Есть простой пример, который, может быть, я уже и приводил, но я его сейчас напоминаю, потому что то, что я сейчас говорю, – это одновременно и резюме того, что в другой связи говорилось раньше. Скажем, я вижу через улицу дом, но, если вдуматься в то, что я сказал, мы убедимся в том, что я не вижу дома, то есть, сидя здесь, я вижу одну стенку этого дома. Допустим, я найду другую возможную точку взгляда: переместившись на сто метров влево, я буду видеть две стенки дома, с какой‑то точки зрения я увижу крышу этого дома, с какой‑то точки я увижу заднюю часть дома. Я каждый раз вижу дом, то есть он существует в качестве видимого мною, но то, что я вижу в качестве дома, я вовсе не вижу, потому что нет ни одной такой реальной точки, с которой я мог бы увидеть весь дом. Не существует такой точки. В свое время Гуссерль проводил такое рассуждение, говоря о кубе. Он говорил о сменах плоскостей и прочее, имея в виду ту мысль, что нет такой точки, из которой был бы виден действительно куб, как он есть, – весь предмет целиком.
Все, что существует, существует только целиком; ничто не существует по частям. По смыслу наших слов нет половины стакана; по смыслу термина «существование», по законам существования нашего языка и предметов, которые выражаются (не просто как таковые, а те, которые выражаются) в языке, полстакана – это не стакан, полтрубки – это не трубка, одна стена дома – это не дом.
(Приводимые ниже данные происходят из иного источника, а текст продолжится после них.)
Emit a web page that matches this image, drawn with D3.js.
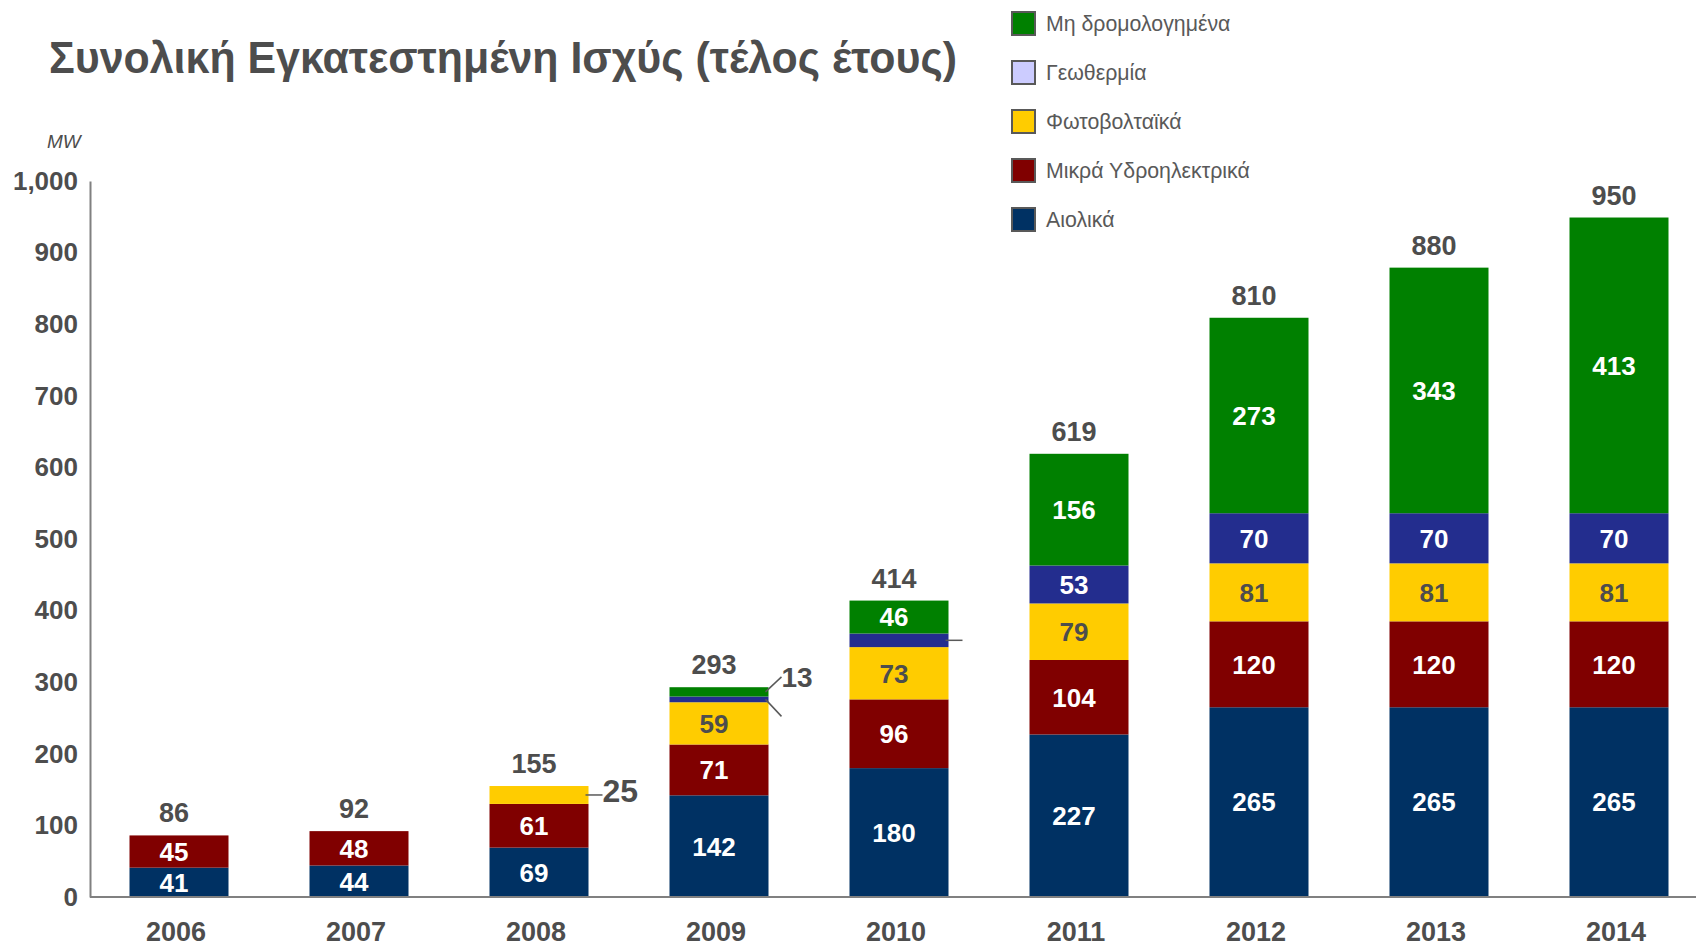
<!DOCTYPE html>
<html>
<head>
<meta charset="utf-8">
<script src="https://cdn.jsdelivr.net/npm/d3@7"></script>
<style>
  html, body { margin: 0; padding: 0; background: #fff; }
  svg text { font-family: "Liberation Sans", Arial, sans-serif; }
</style>
</head>
<body>
<svg id="chart"></svg>
<script>
// --- data ---
const years     = ["2006", "2007", "2008", "2009", "2010", "2011", "2012", "2013", "2014"];
const seriesKeys  = ["wind", "hydro", "pv", "geo", "nondisp"];
const seriesNames = ["Αιολικά", "Μικρά Υδροηλεκτρικά", "Φωτοβολταϊκά", "Γεωθερμία", "Μη δρομολογημένα"];
const wind    = [41, 44, 69, 142, 180, 227, 265, 265, 265];
const hydro   = [45, 48, 61, 71, 96, 104, 120, 120, 120];
const pv      = [0, 0, 25, 59, 73, 79, 81, 81, 81];
const geo     = [0, 0, 0, 8, 19, 53, 70, 70, 70];
const nondisp = [0, 0, 0, 13, 46, 156, 273, 343, 413];
const totals  = [86, 92, 155, 293, 414, 619, 810, 880, 950];
const yTicks  = [0, 100, 200, 300, 400, 500, 600, 700, 800, 900, 1000];
// small segments labelled outside the bar
const callouts = [
  { year: "2008", key: "pv",      text: "25" },
  { year: "2009", key: "nondisp", text: "13" },
  { year: "2009", key: "geo",     text: "" },
  { year: "2010", key: "geo",     text: "" }
];

// --- styles ---
const W = 1696, H = 948;
const barFill    = { wind: "#003163", hydro: "#800000", pv: "#ffcc00", geo: "#232d8e", nondisp: "#008000" };
const legendFill = { wind: "#003163", hydro: "#800000", pv: "#ffcc00", geo: "#ccccff", nondisp: "#008000" };
const labelFill  = { wind: "#fff", hydro: "#fff", pv: "#4d4d4d", geo: "#fff", nondisp: "#fff" };
const grey = "#4d4d4d";

const svg = d3.select("#chart").attr("width", W).attr("height", H);

// table for the stack
const cols = { wind, hydro, pv, geo, nondisp };
const table = years.map((yr, i) => {
  const row = { year: yr };
  seriesKeys.forEach(k => row[k] = cols[k][i]);
  return row;
});
const stacked = d3.stack().keys(seriesKeys)(table);

// scales
const x = d3.scaleBand().domain(years).range([89, 1709]).paddingInner(0.45).paddingOuter(0.225);
const y = d3.scaleLinear().domain([0, 1000]).range([897, 181]);

// title
const title = svg.append("text")
  .attr("x", 49).attr("y", 73)
  .attr("font-size", 44).attr("font-weight", "bold")
  .attr("fill", grey)
  .text("Συνολική Εγκατεστημένη Ισχύς (τέλος έτους)");
if (title.node().getComputedTextLength() > 908) {
  title.attr("textLength", 908).attr("lengthAdjust", "spacingAndGlyphs");
}

// unit
svg.append("text")
  .attr("x", 47).attr("y", 148)
  .attr("font-size", 19).attr("font-style", "italic")
  .attr("fill", grey)
  .text("MW");

// y axis
const yAxis = svg.append("g")
  .attr("transform", "translate(90,0)")
  .call(d3.axisLeft(y).tickValues(yTicks).tickSize(0).tickPadding(12).tickFormat(d3.format(",")));
yAxis.select(".domain").attr("stroke", "#808080").attr("stroke-width", 2);
yAxis.selectAll("text")
  .attr("font-size", 26).attr("font-weight", "bold")
  .attr("fill", grey);

// bars
const layers = svg.append("g").selectAll("g")
  .data(stacked)
  .join("g")
    .attr("fill", d => barFill[d.key]);

layers.selectAll("rect")
  .data(d => d.map(p => Object.assign(p, { key: d.key })))
  .join("rect")
    .attr("x", d => x(d.data.year))
    .attr("width", x.bandwidth())
    .attr("y", d => y(d[1]))
    .attr("height", d => y(d[0]) - y(d[1]));

// inside labels
const inside = stacked.flatMap(s => s.map(p => ({ key: s.key, year: p.data.year, v: p[1] - p[0], y0: p[0], y1: p[1] })))
  .filter(d => d.v >= 30);

svg.append("g").selectAll("text")
  .data(inside)
  .join("text")
    .attr("x", d => x(d.year) + x.bandwidth() / 2 - 5)
    .attr("y", d => y((d.y0 + d.y1) / 2))
    .attr("dy", "0.36em")
    .attr("text-anchor", "middle")
    .attr("font-size", 26).attr("font-weight", "bold")
    .attr("fill", d => labelFill[d.key])
    .text(d => d.v);

// totals
svg.append("g").selectAll("text")
  .data(years)
  .join("text")
    .attr("x", d => x(d) + x.bandwidth() / 2 - 5)
    .attr("y", (d, i) => y(d3.sum(seriesKeys, k => cols[k][i])) - 13)
    .attr("text-anchor", "middle")
    .attr("font-size", 27).attr("font-weight", "bold")
    .attr("fill", grey)
    .text((d, i) => totals[i]);

// callouts for thin segments
callouts.forEach(c => {
  const i = years.indexOf(c.year);
  const s = stacked[seriesKeys.indexOf(c.key)][i];
  const ym = y((s[0] + s[1]) / 2);
  const x0 = x(c.year) + x.bandwidth();
  let x1 = x0 + 14, y1 = ym;
  if (c.year === "2009") { y1 = ym + (c.key === "geo" ? 17 : -15); x1 = x0 + 13; }
  svg.append("line")
    .attr("x1", x0 - 3).attr("y1", ym).attr("x2", x1).attr("y2", y1)
    .attr("stroke", "#595959").attr("stroke-width", 1.5);
  if (c.text) {
    svg.append("text")
      .attr("x", x1).attr("y", c.year === "2008" ? y1 - 4 : y1)
      .attr("dy", "0.36em")
      .attr("font-size", c.year === "2008" ? 32 : 28).attr("font-weight", "bold")
      .attr("fill", grey)
      .text(c.text);
  }
});

// x axis
const xAxis = svg.append("g")
  .attr("transform", "translate(0,897)")
  .call(d3.axisBottom(x).tickSize(0).tickPadding(25));
xAxis.select(".domain").attr("d", "M90,0H1696").attr("stroke", "#808080").attr("stroke-width", 2);
xAxis.selectAll("text")
  .attr("x", -3)
  .attr("font-size", 27).attr("font-weight", "bold")
  .attr("fill", grey);

// legend
const legendKeys = seriesKeys.slice().reverse();
const legend = svg.append("g").attr("transform", "translate(1012,12)")
  .selectAll("g")
  .data(legendKeys)
  .join("g")
    .attr("transform", (d, i) => `translate(0,${i * 49})`);
legend.append("rect")
  .attr("width", 23).attr("height", 23)
  .attr("fill", d => legendFill[d])
  .attr("stroke", "#595959").attr("stroke-width", 2);
legend.append("text")
  .attr("x", 34).attr("y", 12).attr("dy", "0.35em")
  .attr("font-size", 21.3)
  .attr("fill", "#595959")
  .text(d => seriesNames[seriesKeys.indexOf(d)]);
</script>
</body>
</html>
Все, что существует, существует только целиком. То, что я сейчас сказал, и есть особый язык, язык философии. (Я потом поясню, что я имею в виду, уже дав определение, а сейчас давайте карабкаться.)
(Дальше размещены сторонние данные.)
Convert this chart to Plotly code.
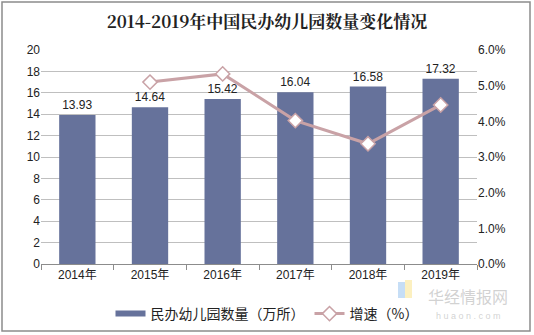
import plotly.graph_objects as go

years = ["2014年", "2015年", "2016年", "2017年", "2018年", "2019年"]
counts = [13.93, 14.64, 15.42, 16.04, 16.58, 17.32]
growth_years = ["2015年", "2016年", "2017年", "2018年", "2019年"]
growth = [5.10, 5.33, 4.02, 3.37, 4.46]
left_ticks = [0, 2, 4, 6, 8, 10, 12, 14, 16, 18, 20]
right_ticks = [0, 1, 2, 3, 4, 5, 6]
right_tick_labels = ["0.0%", "1.0%", "2.0%", "3.0%", "4.0%", "5.0%", "6.0%"]

W, H = 534, 335
ML, MR, MT, MB = 41, 57, 50, 71
PW, PH = W - ML - MR, H - MT - MB

def px(x):
    return (x - ML) / PW

def py(y):
    return (H - MB - y) / PH

font_main = "Arial, Liberation Sans, Noto Sans CJK SC, sans-serif"
bar_color = "#66729b"
line_color = "#c9a2a6"

fig = go.Figure()
fig.add_trace(go.Bar(
    x=years, y=counts, name="民办幼儿园数量（万所）", showlegend=False,
    marker=dict(color=bar_color, line=dict(width=0)),
    width=0.5,
    text=[f"{v:.2f}" for v in counts], textposition="outside",
    textfont=dict(size=12, color="#222222", family=font_main),
    cliponaxis=False,
))
# legend entry for bars drawn as a thick line swatch, as in the reference
fig.add_trace(go.Scatter(
    x=[None], y=[None], name="民办幼儿园数量（万所）", mode="lines",
    line=dict(color=bar_color, width=6),
))
fig.add_trace(go.Scatter(
    x=growth_years, y=growth, name="增速（%）", yaxis="y2",
    mode="lines+markers",
    line=dict(color=line_color, width=3),
    marker=dict(symbol="diamond", size=11, color="white",
                line=dict(color=line_color, width=1.5)),
))

fig.update_layout(
    width=W, height=H,
    margin=dict(l=ML, r=MR, t=MT, b=MB, autoexpand=False),
    paper_bgcolor="white", plot_bgcolor="white",
    title=dict(text="<b>2014-2019年中国民办幼儿园数量变化情况</b>",
               x=0.5, xanchor="center", y=1 - 22 / H, yanchor="middle",
               font=dict(size=17, color="#222222",
                         family="Noto Serif CJK SC, DejaVu Serif, Noto Sans CJK SC, serif")),
    bargap=0.5,
    showlegend=True,
    legend=dict(orientation="h", xref="container", yref="container",
                x=0.5, xanchor="center", y=1 - 314 / H, yanchor="middle",
                font=dict(size=14, color="#222222", family="Noto Sans CJK SC, sans-serif"),
                itemwidth=30, traceorder="normal"),
    xaxis=dict(
        type="category", showline=True, linecolor="#8c8c8c", linewidth=1,
        ticks="outside", ticklen=5, tickcolor="#8c8c8c", tickson="boundaries",
        showgrid=False, tickfont=dict(size=12, color="#222222", family=font_main),
    ),
    yaxis=dict(
        range=[0, 20], tickvals=left_ticks, showgrid=True, gridcolor="#bfbfbf", gridwidth=1,
        showline=False, zeroline=False, ticks="", ticklen=0,
        tickfont=dict(size=12, color="#222222", family=font_main),
    ),
    yaxis2=dict(
        range=[0, 6], tickvals=right_ticks, ticktext=right_tick_labels,
        overlaying="y", side="right", showgrid=False, zeroline=False, showline=False,
        tickfont=dict(size=12, color="#222222", family=font_main),
    ),
    shapes=[
        dict(type="rect", xref="paper", yref="paper",
             x0=px(2), x1=px(530), y0=py(331), y1=py(2),
             line=dict(color="#8c8c8c", width=1.5), fillcolor="rgba(0,0,0,0)", layer="above"),
        dict(type="rect", xref="paper", yref="paper",
             x0=px(398), x1=px(405), y0=py(305), y1=py(282),
             line=dict(width=0), fillcolor="rgba(160,200,240,0.6)"),
        dict(type="rect", xref="paper", yref="paper",
             x0=px(405), x1=px(412), y0=py(300), y1=py(280),
             line=dict(width=0), fillcolor="rgba(250,230,150,0.6)"),
    ],
    annotations=[
        dict(text="华经情报网", xref="paper", yref="paper", x=px(468), y=py(296),
             xanchor="center", yanchor="middle", showarrow=False,
             font=dict(size=16, color="rgba(180,180,180,0.6)", family="Noto Sans CJK SC")),
        dict(text="h u a o n . c o m", xref="paper", yref="paper", x=px(468), y=py(316),
             xanchor="center", yanchor="middle", showarrow=False,
             font=dict(size=9, color="rgba(180,180,180,0.6)", family=font_main)),
    ],
)

fig.write_html("out.html")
Это очень важно уловить. Ведь то, что я сказал, противоречит нашему обычному языку и нашему обычному восприятию, если под обычным восприятием и языком понимать то, что обычно существует в той мере, в какой мы об этом не призадумываемся. Например, мы не призадумывались над словами «я вижу дом» (они принадлежат обычному языку), а когда призадумались, то увидели, что мы не видим дома, потому что нет такой точки, из которой был бы виден весь дом, все его плоскости. И тем не менее мы видим дом. То, что мы видим, не видя, и есть бытие. Бытие дома не есть существование, потому что существование может быть разным (может стоять одна стенка). Бытие – бытие предмета, и в то же время его [(предмета)] нет, то есть нет ни одной такой точки, из которой реально, предметно можно его видеть. А он существует, и это его существование и есть бытие существующего. В каком смысле бытие существующего? Еще в том простом смысле, что я могу что‑то, какие‑то части убирать из этого дома, и в той мере, в какой я все равно каждый раз могу утверждать, что дом существует, это будет его бытие, а не существование. У этого дома ведь не обязательно стенки должны сходиться по перпендикуляру, это может быть остроугольный дом, ничто этого не запрещает, в конце концов. Важно, чтобы дом замыкал собой какую‑то сферу: этого достаточно, чтобы мы считали его домом. Почему‑то люди, человеческие существа, всегда искали дом, то есть что‑то должно быть сверху и вокруг; это что‑то может быть круглое, квадратное и так далее, но есть что‑то, что пребывает независимо и помимо конкретных домов, то есть не общий термин «дом» пребывает, а пребывает, как сказал бы Платон, форма, или идея.
Мы видим стенку дома, но мы не видим идею дома. А бытийствует только идея в том смысле, в каком я только что определил, а не в том смысле, что есть какое‑то бесплотное существование каких‑то призраков, называемых идеями. Я ведь только что фактически рассказал, в каком смысле мы видим дом, но в действительности не видим, и то, что мы видим, не видя в действительности, – это бытие, бытие существующего, [бытие] множества домов. Я могу двадцать домов уничтожить – это не повлияет на бытие дома; могу все дома уничтожить – это не повлияет на бытие дома, если дом есть сфера бытия человека, так же как кровать есть сфера его режима, называемого сном (почему‑то человек ритуально всегда занимает определенное положение, чтобы спать; это идея – «кроватность»). Так же как я объяснял, что мы передвигаемся на колесах. Колесо есть горизонт наших возможностей. Следовательно, что такое бытие? Мы получаем еще одно определение: [бытие] – это горизонт какой‑то данной возможности. А что я сказал? Ведь об этом нужно как‑то говорить: есть, скажем, свойство «горизонтности» для наших возможностей, для которого философы изобрели слово «бытие».